A more counter-intuitive technique is siphoning, which allows liquid to temporarily flow uphill before descending, provided the final outlet is lower than the source. Siphoning works by leveraging atmospheric pressure pushing down on the surface of the source liquid. Once the tube is filled, the descending column of liquid creates a lower pressure at the siphon’s apex. This allows external atmospheric pressure to continuously push the liquid up and over the barrier. This process is limited by the maximum height atmospheric pressure can support, typically around ten meters at sea level.
Principles of Mechanical Pumping
When natural elevation differences are insufficient, or when fluids must be transported over long distances against significant resistance, mechanical pumps are necessary. A pump’s function is to introduce external energy into the fluid system. This added energy allows the liquid to overcome the forces of gravity and friction that oppose its movement through the piping.
The engineering concept of “head” quantifies the energy a pump must add to the fluid, often expressed as a height of liquid. By converting mechanical power into fluid energy, the pump creates a pressure differential between its inlet and outlet. This differential physically drives the liquid forward against the system’s static pressure.
Engineers select a pump based on the total dynamic head required, which is the sum of the vertical lift needed and the energy lost to friction within the piping. This ensures the machine is correctly sized to deliver the required flow rate while handling the pressure demands of the pipeline. A poorly sized pump will either waste energy or fail to move the fluid against the system resistance.
How Different Pumps Get the Job Done
Mechanical pumps are categorized into two main types based on their operating mechanism: dynamic and positive displacement. Dynamic pumps, the most common type, include the centrifugal pump, which increases the fluid’s velocity. An impeller spins rapidly, throwing the liquid outward and converting kinetic energy into pressure as the fluid leaves the casing.
Centrifugal pumps are used in applications requiring high flow rates and low viscosity liquids, such as moving large volumes of water or thin chemicals. They offer a smooth, continuous flow and are less expensive to manufacture and maintain than other types. However, their efficiency drops if the system pressure required is high or if the fluid contains trapped air.
Positive displacement (PD) pumps operate on a different principle by trapping a fixed volume of fluid and then physically forcing it out the discharge side. This mechanism ensures a precise volume of liquid is moved with each cycle, regardless of the discharge pressure. Examples include gear, piston, and diaphragm pumps, which rely on expanding and contracting chambers.
PD pumps excel in high-pressure applications or when handling highly viscous fluids like thick oils or slurries, which centrifugal pumps struggle to move. Because they physically seal and push the liquid, they can generate high pressures. This makes them suitable for metering specific volumes or overcoming large system resistances.

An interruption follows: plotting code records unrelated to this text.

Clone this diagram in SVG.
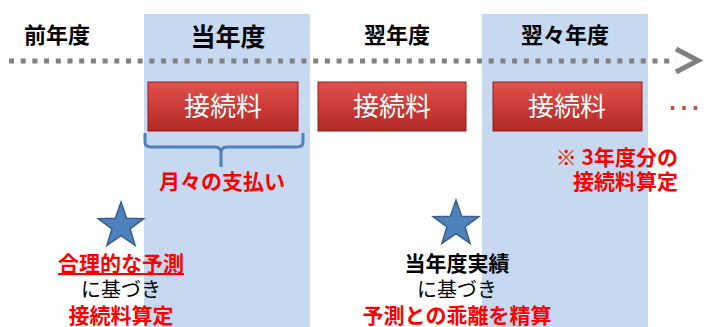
<svg xmlns="http://www.w3.org/2000/svg" width="709" height="327" viewBox="0 0 709 327">
<defs>
<style>
.hdr{font-family:"Noto Sans CJK JP","Noto Sans CJK SC",sans-serif;font-weight:bold;fill:#000;text-anchor:middle}
.box{stroke:#8e1f1c;stroke-width:1;fill:url(#rg)}
.bt{font-family:"Noto Sans CJK JP","Noto Sans CJK SC",sans-serif;font-size:26px;fill:#fff;text-anchor:middle}
.red{font-family:"Noto Sans CJK JP","Noto Sans CJK SC",sans-serif;font-weight:bold;fill:#ff0000;font-size:21px}
.blk{font-family:"Noto Sans CJK JP","Noto Sans CJK SC",sans-serif;fill:#000;font-size:20px}
.star{fill:#4f81bd;stroke:#385d8a;stroke-width:1.5}
</style>
<linearGradient id="rg" x1="0" y1="0" x2="0" y2="1">
<stop offset="0" stop-color="#e0534f"/>
<stop offset="0.5" stop-color="#cc3b37"/>
<stop offset="1" stop-color="#b02a26"/>
</linearGradient>
<path id="starshape" d="M0,-24 L5.6,-7.7 L22.8,-7.4 L9.1,3 L14.1,19.4 L0,9.6 L-14.1,19.4 L-9.1,3 L-22.8,-7.4 L-5.6,-7.7 Z"/>
</defs>
<rect width="709" height="327" fill="#fff"/>
<g id="columns">
<rect x="144" y="14" width="166" height="313" fill="#c6d9f0"/>
<rect x="482" y="14" width="166" height="313" fill="#c6d9f0"/>
</g>
<g id="connectors">
<line x1="9" y1="61" x2="676" y2="61" stroke="#808080" stroke-width="5" stroke-dasharray="5 6.7"/>
<polyline points="676,49 698,60.5 676,72" fill="none" stroke="#808080" stroke-width="5" stroke-linejoin="miter"/>
<path d="M145,133 V142 Q145,147 151,147 H215 Q221,147 221,153 V167 M221,153 Q221,147 227,147 H297 Q303,147 303,142 V133" fill="none" stroke="#4f81bd" stroke-width="3"/>
</g>
<g id="headers">
<text class="hdr" x="57" y="43" font-size="22">前年度</text>
<text class="hdr" x="228" y="46" font-size="25">当年度</text>
<text class="hdr" x="397" y="43" font-size="22">翌年度</text>
<text class="hdr" x="565" y="43" font-size="22">翌々年度</text>
</g>
<g id="box1">
<rect class="box" x="148" y="82" width="150" height="49"/>
<text class="bt" x="223" y="116">接続料</text>
</g>
<g id="box2">
<rect class="box" x="318" y="82" width="148" height="49"/>
<text class="bt" x="392" y="116">接続料</text>
</g>
<g id="box3">
<rect class="box" x="493" y="82" width="149" height="49"/>
<text class="bt" x="567" y="116">接続料</text>
</g>
<g id="ellipsis">
<text x="684" y="110" font-family="Liberation Sans, sans-serif" font-size="36" fill="#c0504d" text-anchor="middle">…</text>
</g>
<g id="monthly">
<text class="red" x="222" y="189" text-anchor="middle">月々の支払い</text>
</g>
<g id="note">
<text class="red" x="678" y="165" text-anchor="end">※ 3年度分の</text>
<text class="red" x="678" y="189" text-anchor="end">接続料算定</text>
</g>
<g id="star1">
<use href="#starshape" class="star" transform="translate(121,226)"/>
</g>
<g id="star2">
<use href="#starshape" class="star" transform="translate(456,224)"/>
</g>
<g id="label1">
<text class="red" x="121" y="271" text-anchor="middle" text-decoration="underline">合理的な予測</text>
<text class="blk" x="121" y="297" text-anchor="middle">に基づき</text>
<text class="red" x="121" y="323" text-anchor="middle">接続料算定</text>
</g>
<g id="label2">
<text class="red" x="457" y="271" text-anchor="middle" style="fill:#000">当年度実績</text>
<text class="blk" x="457" y="297" text-anchor="middle">に基づき</text>
<text class="red" x="457" y="323" text-anchor="middle">予測との乖離を精算</text>
</g>
</svg>
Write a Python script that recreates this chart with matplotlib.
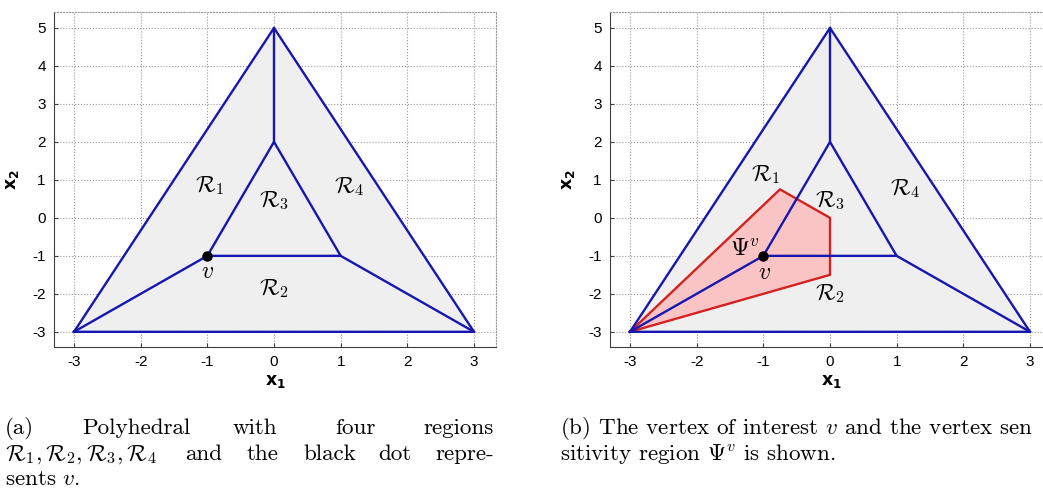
import matplotlib
matplotlib.use('Agg')
import matplotlib.pyplot as plt

matplotlib.rcParams['font.family'] = 'Liberation Sans'
matplotlib.rcParams['mathtext.fontset'] = 'cm'
matplotlib.rcParams['axes.unicode_minus'] = False

# polyhedron vertices
outer_x = [-3, 0, 3, -3]
outer_y = [-3, 5, -3, -3]
inner_x = [-1, 0, 1, -1]
inner_y = [-1, 2, -1, -1]
# segments joining inner and outer triangle
spokes = [([0, 0], [5, 2]), ([-3, -1], [-3, -1]), ([3, 1], [-3, -1])]
vertex_v = (-1, -1)
# vertex sensitivity region Psi^v
psi_x = [-3, -0.75, 0, 0, -3]
psi_y = [-3, 0.75, 0, -1.5, -3]

ticks_x = [-3, -2, -1, 0, 1, 2, 3]
ticks_y = [-3, -2, -1, 0, 1, 2, 3, 4, 5]

blue = '#1616b0'
fig = plt.figure(figsize=(10.43, 4.93), dpi=100)


def draw_panel(ax):
    ax.fill(outer_x, outer_y, color='#efefef', zorder=1)
    ax.set_xlim(-3.3, 3.33)
    ax.set_ylim(-3.4, 5.42)
    ax.set_xticks(ticks_x)
    ax.set_yticks(ticks_y)
    ax.grid(True, linestyle=':', color='#9a9a9a', linewidth=0.8)
    ax.set_axisbelow(True)
    for s in ['top', 'right']:
        ax.spines[s].set_linestyle(':')
        ax.spines[s].set_color('#9a9a9a')
        ax.spines[s].set_linewidth(0.8)
    for s in ['left', 'bottom']:
        ax.spines[s].set_color('#404040')
    ax.tick_params(direction='in', length=3, color='#404040', labelsize=11, pad=6)
    ax.set_xlabel(r'$\mathbf{x_1}$', math_fontfamily='dejavusans', fontsize=12.5, labelpad=3)
    ax.set_ylabel(r'$\mathbf{x_2}$', math_fontfamily='dejavusans', fontsize=12.5, labelpad=8)


def draw_lines(ax):
    ax.plot(outer_x, outer_y, color=blue, lw=1.7, zorder=4)
    ax.plot(inner_x, inner_y, color=blue, lw=1.7, zorder=4)
    for sx, sy in spokes:
        ax.plot(sx, sy, color=blue, lw=1.7, zorder=4)
    ax.plot(*vertex_v, 'o', color='black', ms=6.5, zorder=6)


# (a)
ax1 = fig.add_axes([54 / 1043, 1 - 347 / 493, 442 / 1043, 335 / 493])
draw_panel(ax1)
draw_lines(ax1)
ax1.text(-0.97, 0.86, r'$\mathcal{R}_1$', fontsize=16.5, ha='center', va='center', zorder=7)
ax1.text(0.0, 0.45, r'$\mathcal{R}_3$', fontsize=16.5, ha='center', va='center', zorder=7)
ax1.text(1.12, 0.82, r'$\mathcal{R}_4$', fontsize=16.5, ha='center', va='center', zorder=7)
ax1.text(0.0, -1.85, r'$\mathcal{R}_2$', fontsize=16.5, ha='center', va='center', zorder=7)
ax1.text(-1.0, -1.42, r'$v$', fontsize=17, ha='center', va='center', zorder=7)

# (b)
ax2 = fig.add_axes([610 / 1043, 1 - 347 / 493, 442 / 1043, 335 / 493])
draw_panel(ax2)
ax2.fill(psi_x, psi_y, color='#fbc4c4', zorder=2)
ax2.plot(psi_x, psi_y, color='#d42222', lw=1.7, zorder=3)
draw_lines(ax2)
ax2.text(-0.97, 1.15, r'$\mathcal{R}_1$', fontsize=16.5, ha='center', va='center', zorder=7)
ax2.text(0.0, 0.45, r'$\mathcal{R}_3$', fontsize=16.5, ha='center', va='center', zorder=7)
ax2.text(1.12, 0.78, r'$\mathcal{R}_4$', fontsize=16.5, ha='center', va='center', zorder=7)
ax2.text(0.0, -1.98, r'$\mathcal{R}_2$', fontsize=16.5, ha='center', va='center', zorder=7)
ax2.text(-1.27, -0.85, r'$\Psi^v$', fontsize=17.5, ha='center', va='center', zorder=7)
ax2.text(-0.98, -1.46, r'$v$', fontsize=17, ha='center', va='center', zorder=7)

# captions (justified words placed by hand)
cap = dict(family='cmr10', fontsize=16.6, va='baseline', ha='left')
line1 = [('(a)', 5), ('Polyhedral', 82), ('with', 233), ('four', 335), ('regions', 423)]
line2 = [(r'$\mathcal{R}_1,\mathcal{R}_2,\mathcal{R}_3,\mathcal{R}_4$', 5), ('and', 185),
         ('the', 247), ('black', 303), ('dot', 378), ('repre-', 435)]
for word, px in line1:
    fig.text(px / 1043, 1 - 434 / 493, word, **cap)
for word, px in line2:
    fig.text(px / 1043, 1 - 460 / 493, word, **cap)
fig.text(5 / 1043, 1 - 485 / 493, r'sents $v$.', **cap)
fig.text(560 / 1043, 1 - 434 / 493, r'(b) The vertex of interest $v$ and the vertex sen', **cap)
fig.text(560 / 1043, 1 - 460 / 493, r'sitivity region $\Psi^v$ is shown.', **cap)

plt.savefig('out.png', dpi=100)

The consistent volume per cycle allows for precise control in chemical dosing and batch processing.
The Hidden Challenges of Fluid Transport
Even after a fluid system is designed, the inherent physical properties of the liquid and the piping create resistance to movement. Fluid viscosity, the measure of a liquid’s internal resistance to flow, directly impacts the required pumping energy. A liquid with high viscosity, such as heavy crude oil, demands more energy to move than low-viscosity water.
As the liquid travels through the pipe, friction losses occur due to the liquid molecules dragging against the inner surface of the pipe wall. This frictional resistance consumes the energy added by the pump, causing a pressure drop along the pipeline’s length. The material and diameter of the pipe play a role in mitigating this loss.
Engineers minimize resistance by selecting smooth pipe materials and larger diameters, which reduce the fluid velocity and the contact area relative to the total flow volume. Accounting for these resistances ensures the liquid arrives at its destination with sufficient pressure and flow rate to meet the system demands.